2. Via de consequência, a inclusão dos produtos efetivada pelo Decreto nº 8.393/2015 é indevida, pois baseada em autorização inconstitucional da lei. Concessão da segurança para declarar a inexigibilidade do IPI baseado no referido decreto em relação à impetrante.

 (TRF 4ª Região, Primeira Turma, AC 5043793-76.2015.4.04.7000, Rel. Leandro Paulsen, j. 18.11.2021, destaquei).

 

Por fim, as questões relativas ao demais artigos suscitados no recurso, quais sejam, 1º, 2º e 4º, da Lei n.º 4.502/64, 2º e 226 do Decreto n.º 7.212/2010, não têm o condão de alterar esse entendimento pelos motivos já apontados.

 

IV – Do dispositivo

 

Ante o exposto, nego provimento à remessa oficial e à apelação.

 

É como voto.

 

 

 

 

 

 



E M E N T A

 

TRIBUTÁRIO. REMESSA OFICIAL E APELAÇÃO EM MANDADO DE SEGURANÇA. IMPOSTO SOBRE PRODUTOS INDUSTRIALIZADOS. DECRETO N.º 8.393/2015. AMPLIAÇÃO DA RELAÇÃO DE ITENS DO ANEXO III DA LEI N.º 7.798/89. ILEGALIDADEREEXAME E RECURSO DESPROVIDOS.

- A sentença recorrida foi proferida em antes da vigência da Lei n.° 13.105/2015 (NCPC), razão pela qual, aplicada a regra do tempus regit actum, segundo a qual os atos jurídicos se regem pela lei vigente à época em que ocorreram, o recurso será analisado à luz do Diploma Processual Civil de 1973 (Enunciado Administrativo n.º 01/2016, do STJ).

- É inequívoco que a alteração promovida pelo Decreto nº 8.393/2015 extrapolou a autorização do artigo 8º da Lei 7798/89 para que o Executivo modifique a alíquota, não para equiparar estabelecimento atacadista a industrial. Precedente.

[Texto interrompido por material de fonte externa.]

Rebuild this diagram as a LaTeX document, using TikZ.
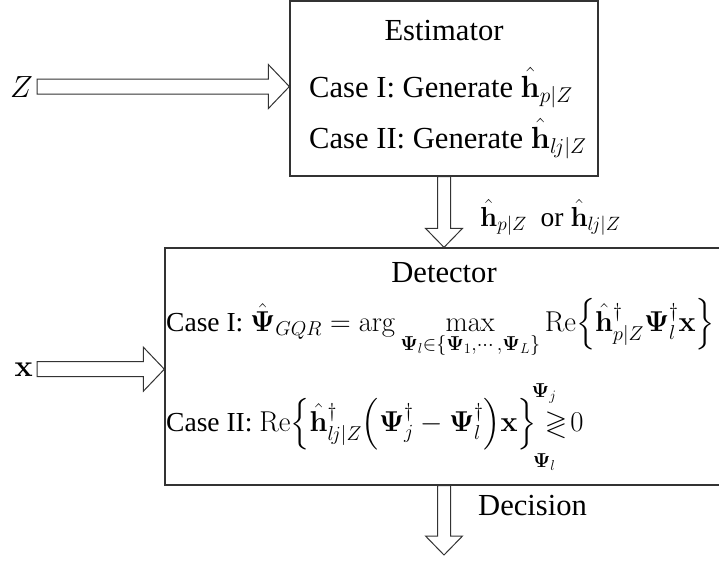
\RequirePackage{fix-cm}
\documentclass[tikz,border=0pt]{standalone}
\usepackage{amsmath,amssymb}
\usepackage[no-math]{fontspec}
\setmainfont{Liberation Serif}
\usetikzlibrary{calc,positioning}

\tikzset{
  blk/.style={draw=black!80, line width=1.3pt, inner sep=0pt},
  lbl/.style={inner sep=0pt, font=\fontsize{30.6}{36}\selectfont},
  eqn/.style={inner sep=0pt, font=\fontsize{27.5}{33}\selectfont},
  fat/.style={draw=black!80, line width=1pt, fill=white},
}

% horizontal block arrow, from #1 to the tip #2
\newcommand{\harrow}[2]{%
  \draw[fat] ($(#1)+(0,-7.5)$) -- ($(#2)+(-21,-7.5)$) -- ($(#2)+(-21,-22)$) -- (#2)
    -- ($(#2)+(-21,22)$) -- ($(#2)+(-21,7.5)$) -- ($(#1)+(0,7.5)$) -- cycle;}
% vertical block arrow (pointing down), from #1 to the tip #2
\newcommand{\varrow}[2]{%
  \draw[fat] ($(#1)+(-6.5,0)$) -- ($(#2)+(-6.5,-19)$) -- ($(#2)+(-18.5,-19)$) -- (#2)
    -- ($(#2)+(18.5,-19)$) -- ($(#2)+(6.5,-19)$) -- ($(#1)+(6.5,0)$) -- cycle;}
% math a little larger than the text around it
\newcommand{\bigmath}[1]{{\fontsize{28.7}{33}\selectfont$#1$}}
% script set above/below the decision sign
\newcommand{\signlim}[2]{\makebox[0pt]{\raisebox{#1}{$\scriptstyle#2$}\hspace{24pt}}}

\begin{document}
\begin{tikzpicture}[x=1pt, y=-1pt]
    \useasboundingbox (0,0) rectangle (719,562);
    \clip (0,0) rectangle (719,562);

    % Estimator
    \node[blk, minimum width=308, minimum height=175] (est) at (444,88.5) {};
    \node[lbl, anchor=base] (esttitle) at (444,40) {Estimator};
    \node[lbl, anchor=base west] (estone) at (309,97) {Case I: Generate $\hat{\mathbf{h}}_{p|Z}$};
    \node[lbl, anchor=base west] (esttwo) at (309,148) {Case II: Generate $\hat{\mathbf{h}}_{l\mkern-2mu j|Z}$};

    % Detector
    \node[blk, minimum width=558, minimum height=237] (det) at (444,366.5) {};
    \node[lbl, anchor=base] (dettitle) at (444,282) {Detector};
    \node[eqn, anchor=base west] (detone) at (166,331) {Case I: \bigmath{\hat{\mathbf{\Psi}}_{GQR}=\arg\max\limits_{\mathbf{\Psi}_l\in\left\{\mathbf{\Psi}_1,\cdots,\mathbf{\Psi}_L\right\}}\mathrm{Re}\!\left\{\hat{\mathbf{h}}^{\dagger}_{p|Z}\mathbf{\Psi}_l^{\dagger}\mathbf{x}\right\}}};
    \node[eqn, anchor=base west] (dettwo) at (166,431) {Case II: \bigmath{\mathrm{Re}\!\left\{\hat{\mathbf{h}}^{\dagger}_{l\mkern-2mu j|Z}\!\left(\mathbf{\Psi}_j^{\dagger}-\mathbf{\Psi}_l^{\dagger}\right)\!\mathbf{x}\right\}\mkern2mu{\underset{\signlim{-14pt}{\mathbf{\Psi}_l}}{\overset{\signlim{8pt}{\mathbf{\Psi}_j}}{\gtrless}}}\mkern2mu 0}};

    % Inputs
    \node[lbl, anchor=base east, inner xsep=4pt] (zin) at (37,97) {$Z$};
    \node[lbl, anchor=base east, inner xsep=4pt] (xin) at (37,376) {$\mathbf{x}$};
    \coordinate (zto) at (zin.east -| est.west);
    \coordinate (xto) at (xin.east -| det.west);
    \harrow{zin.east}{zto}
    \harrow{xin.east}{xto}

    % Estimate to detector, decision out
    \varrow{est.south}{det.north}
    \node[eqn, anchor=base west] (hlbl) at (480,226) {$\hat{\mathbf{h}}_{p|Z}$ ~or $\hat{\mathbf{h}}_{l\mkern-2mu j|Z}$};
    \coordinate (out) at (444,555);
    \varrow{det.south}{out}
    \node[lbl, anchor=base west] (dec) at (478,515) {Decision};
\end{tikzpicture}
\end{document}
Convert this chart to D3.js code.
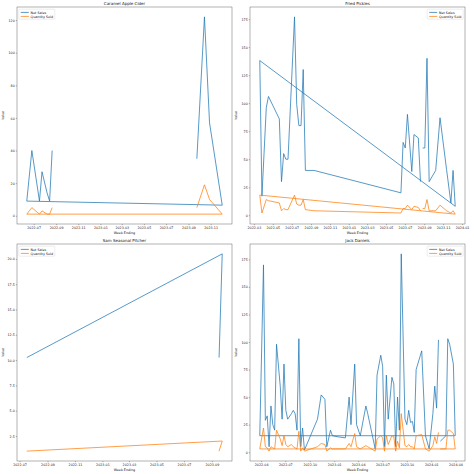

- Remessa oficial e apelação desprovidas.


  ACÓRDÃO

Vistos e relatados estes autos em que são partes as acima indicadas, a Quarta Turma, à unanimidade, decidiu negar provimento à remessa oficial e à apelação, nos termos do voto do Des. Fed. ANDRÉ NABARRETE (Relator), com quem votaram a Des. Fed. MARLI FERREIRA e a Des. Fed. MÔNICA NOBRE., nos termos do relatório e voto que ficam fazendo parte integrante do presente julgado.